We can write the output of layer $2$ as: $\mathbf{z}^{(2)} = \sigma_{2}\circ\sigma_{1}(\mathbf{z}^{(0)})$, where $\sigma_{2}\circ\sigma_{1}$ is the composition of the two layer functions. Generalizing, a feedforward neural network computes:
$$
\begin{equation*}
\hat{\mathbf{y}} = f_{\theta}(\mathbf{x}) = \sigma_{L}\circ\sigma_{L-1}\circ\dots\circ\sigma_{1}(\mathbf{x})
\end{equation*}
$$
where $\sigma_{L}$ is the activation function for the output layer, $\mathbf{x}$ is the augmented input vector, $\hat{\mathbf{y}}\in\mathbb{R}^{d_{out}}$ is the network output, and $\theta$ represents all network parameters (weights and biases).

> __Key Insight__: A feedforward neural network $f_{\theta}:\mathbb{R}^{d_{in}}\rightarrow\mathbb{R}^{d_{out}}$ is a function that maps input $\mathbf{x}$ to output $\hat{\mathbf{y}}$. We can apply all the tools of calculus and linear algebra to analyze and optimize neural networks: compose them, differentiate them, and optimize their parameters.

### Parameterization
The parameters of layer $i$ can be represented as the matrix $\mathbf{W}_{i}\in\mathbb{R}^{m_{i}\times(m_{i-1}+1)}$, where each row contains the weights and bias for one node. All parameters $(\mathbf{W}_{1},\mathbf{W}_{2},\dots,\mathbf{W}_{L})$ can be packed into a single vector $\theta$:
$$
\begin{equation*}
\theta \equiv  (w^{(1)}_{1,1},\dots,w^{(1)}_{1,m_{0}}, b^{(1)}_{1}, w^{(1)}_{2,1},\dots, b^{(1)}_{2}, \ldots, w^{(L)}_{d_{out},m_{L-1}}, b^{(L)}_{d_{out}})
\end{equation*}
$$

#### How Many Parameters?
The number of parameters in a feedforward neural network depends on the number of layers and nodes per layer.

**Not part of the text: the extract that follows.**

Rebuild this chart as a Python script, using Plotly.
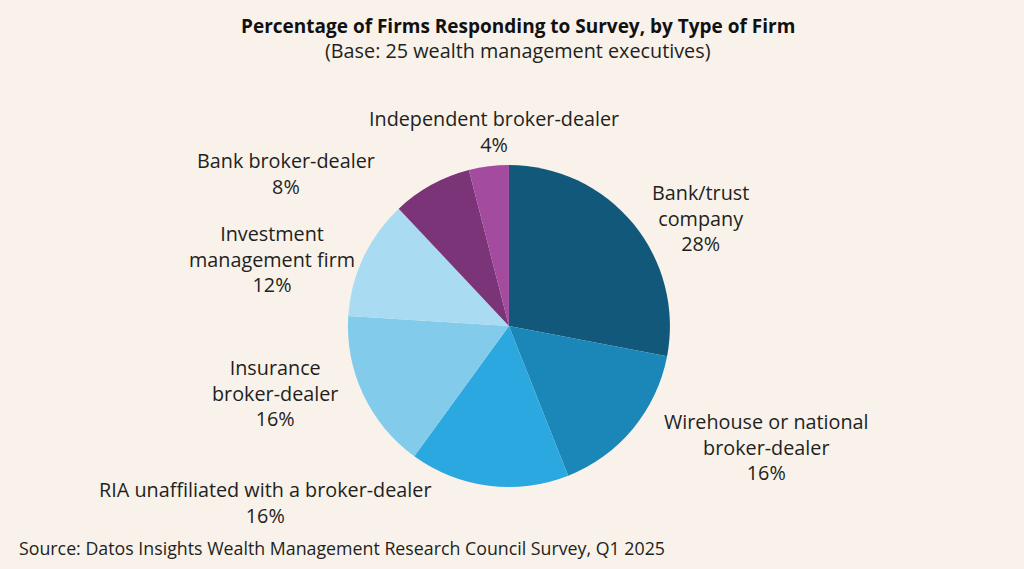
import plotly.graph_objects as go

categories = ["Bank/trust<br>company", "Wirehouse or national<br>broker-dealer",
              "RIA unaffiliated with a broker-dealer", "Insurance<br>broker-dealer",
              "Investment<br>management firm", "Bank broker-dealer",
              "Independent broker-dealer"]
values = [28, 16, 16, 16, 12, 8, 4]
colors = ["#12587a", "#1a87b8", "#2ba8e0", "#82cbea", "#a9dcf3", "#7b3477", "#a24b9f"]

title = "Percentage of Firms Responding to Survey, by Type of Firm"
subtitle = "(Base: 25 wealth management executives)"
source = "Source: Datos Insights Wealth Management Research Council Survey, Q1 2025"

# label block centres (pixels from top-left), layout only
label_xy = [(700, 218), (766, 447), (265, 503), (275, 393), (272, 259), (286, 173), (494, 131)]

FONT = "Open Sans"
W, H = 1024.0, 569.0
fig = go.Figure(go.Pie(
    labels=[c.replace("<br>", " ") for c in categories], values=values, sort=False,
    direction="clockwise", rotation=0,
    marker=dict(colors=colors, line=dict(width=0)),
    textinfo="none", showlegend=False, hoverinfo="label+value",
    domain=dict(x=[0.0, 0.994], y=[1 - 487/H, 1 - 165/H]),
))
annotations = []
for cat, val, (px, py) in zip(categories, values, label_xy):
    annotations.append(dict(text=f"{cat}<br>{val}%", x=px/W, y=1 - py/H, xref="paper", yref="paper",
                            xanchor="center", yanchor="middle", align="center", showarrow=False,
                            font=dict(size=19.8, family=FONT, color="#231f20")))
annotations += [
    dict(text="<b>" + title + "</b>", x=518/W, y=1 - 26/H, xref="paper", yref="paper",
         showarrow=False, font=dict(size=19, family=FONT, color="#111111"), yanchor="middle"),
    dict(text=subtitle, x=518/W, y=1 - 50/H, xref="paper", yref="paper",
         showarrow=False, font=dict(size=19.8, family=FONT, color="#231f20"), yanchor="middle"),
    dict(text=source, x=0, xshift=17, y=1 - 548/H, xref="paper", yref="paper", xanchor="left",
         align="left", showarrow=False, font=dict(size=17.8, family=FONT, color="#231f20"),
         yanchor="middle"),
]
fig.update_layout(
    width=1024, height=569, margin=dict(l=0, r=0, t=0, b=0),
    paper_bgcolor="#f8f2eb", plot_bgcolor="#f8f2eb",
    font=dict(family=FONT, color="#231f20"),
    annotations=annotations,
)
fig.write_html("out.html")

For a network with $L$ layers where layer $i$ has $m_{i}$ nodes:
$$
\begin{align*}
\text{Number of parameters} &= \sum_{i=1}^{L} m_{i}(m_{i-1}+1) \\
&= \underbrace{\sum_{i=1}^{L} m_{i} m_{i-1}}_{\text{weights}} + \underbrace{\sum_{i=1}^{L} m_{i}}_{\text{biases}} 
\end{align*}
$$
where $m_{0} = d_{in}$ is the number of input features.

__Where do these parameters come from?__ The parameters are learned through a gradient descent algorithm called __backpropagation__ by minimizing a loss function appropriate for the task (e.g., regression or classification).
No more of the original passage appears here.